資産で使っているうちにその実質価格が減少するものがある。前項のコンピューターなどは3年くらいで使えなくなるほど老朽化するので、その価値がなくなった部分について資産が実質上減少する。この部分については資産の額を減少させる。これを減価償却と言う。

さて社員が一人増えたとしよう。そんな時は椅子や机などの設備が必要だ。この時その新しく社員になる人のために会社は新品を購入すべきだろうか。

もちろん新品は中古品より価格が高い。そうであれば購入資金は増加し利益は減少する。会社は利益を出すために運営しているのだから利益は多い方がいい。

机などは中古品で充分ではないだろうか。これは理論だけの話しかどうか、その会社の考え方によるが、机は一回でも使えば中古になり、もしこの社員がすぐに退職して机を売る時には中古品価値しかない。

しかし中古品は探すのに時間が掛る。時間は賃金を発生させるので、大きな会社ではそんなことはしないが、余っている机が社内にあればそれを使うだろう。そうすると新入社員はそれを使うことになる。結局中古品だ。

このことは家屋を例に取れば良く分かる。

まだ充分使える家屋が建っている土地を居住目的で購入するとする。中古の建物は日本では価値が極端に低い。使えるならリフォームして使う人も多いだろう。ただ建物はその人によって必要なスペースが違うので、自分で自分の生活習慣などに合わせて新築するケースも多い。だが机は机としての固定的な使用法がある。敢えて新品を購入する必要が認められないのではないか。

そうして新品を買わずに余った金額を社員に還元してあげるとそちらの方が会社に取ってよっぽど有意義な金の使い方だとも言える。利益が大きい大会社では3年に一度くらいコンピューターを買い替えたりするものだが、だんだん利益が少なくなるとこんなことも再考される。

これら資産には資産税が掛かる。正式には償却資産税と言って、税務署ではなく、市町村に税を納めなくてはならない。しかし小規模事業所には各都道府県で各種特典があるので、これを利用する。

小規模事業者は製造業では従業員が20人、商業、サービス業では5人以下と定義されていて、現在は各種特典があるので、良く研究すべきである。

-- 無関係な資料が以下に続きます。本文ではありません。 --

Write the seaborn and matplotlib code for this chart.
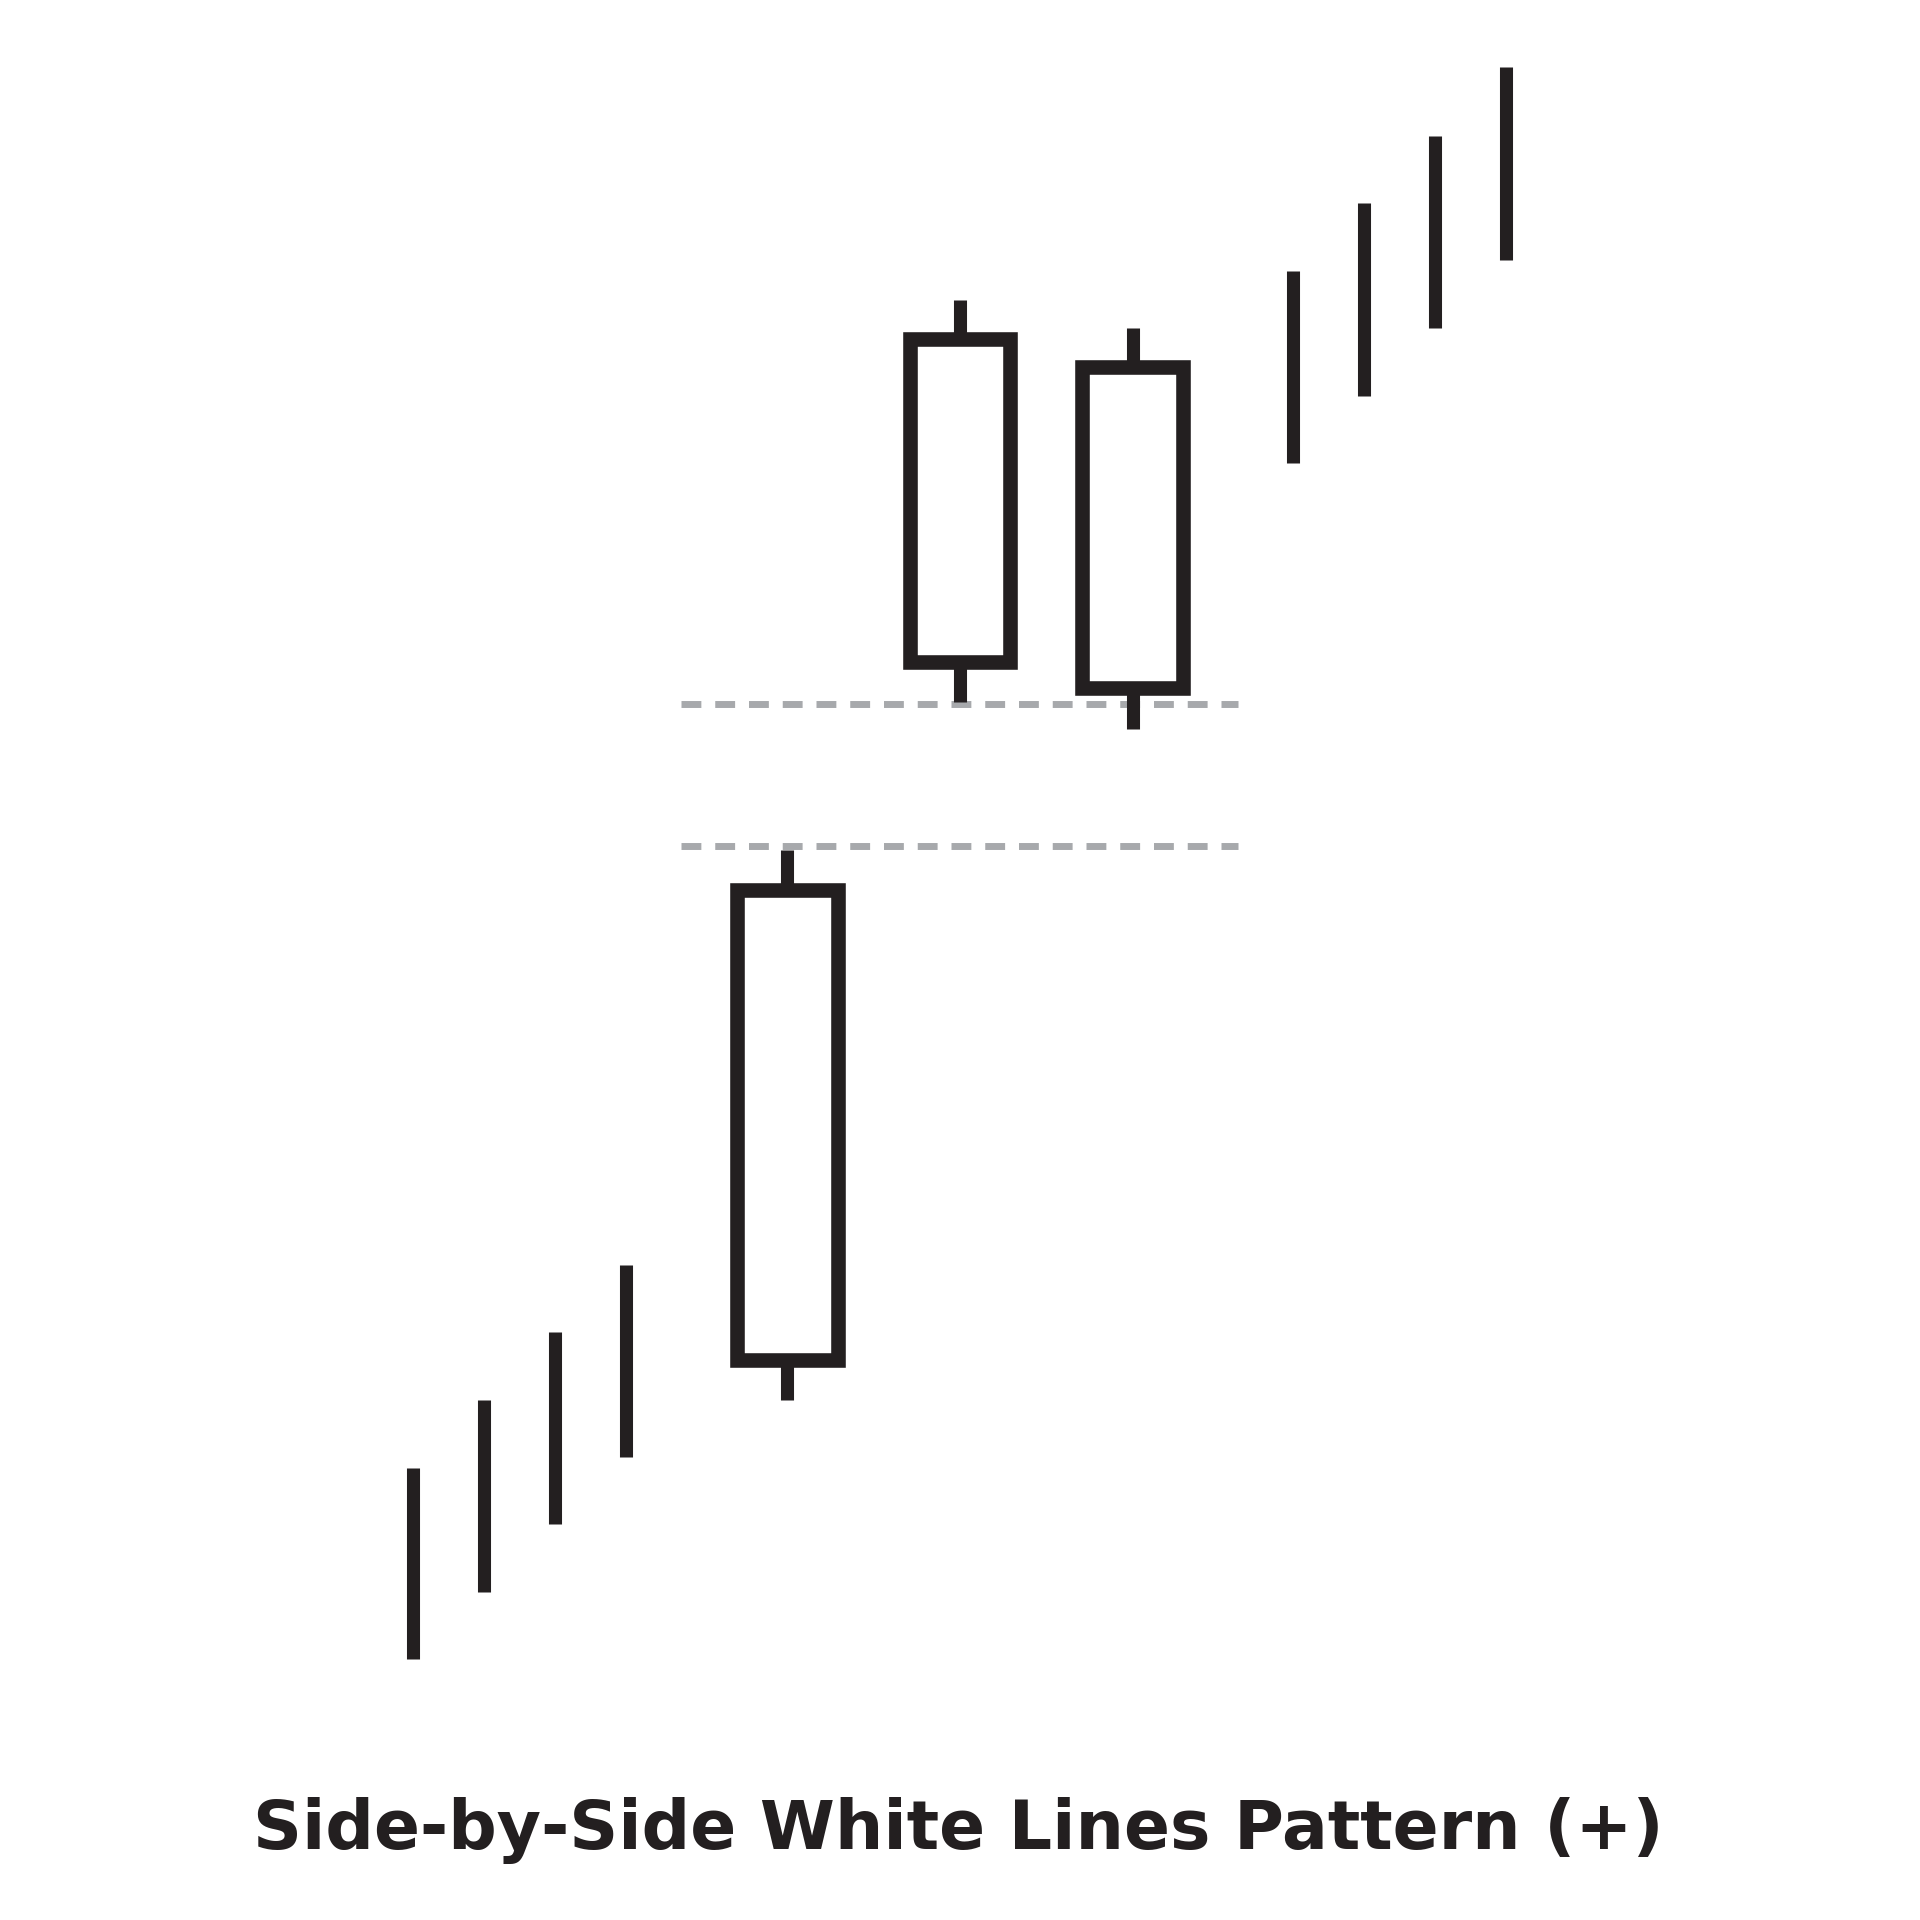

なお資産でもこの償却資産税が賦課されるアイテムとそれから除外されているアイテムがある。償却資産税については市町村に申告義務があるのだが、あまり履行されていないようだ。

いずれにしても資産はできるだけ少ない方が良い。だが使用に耐えられないような機械や器具を買うとそれも意味がない。そこをどうするかは責任者の考えに基づく。ただ考える方向としては無駄な什器備品、機械などはできるだけ購入しないのが望ましい。

ただこの辺りの税の施行に付いては複雑すぎて社長や経理の責任者では記憶するには時間が掛り過ぎる。そんな時間があれば他の仕事に時間を回せるので、専門家に任せる会社が多い。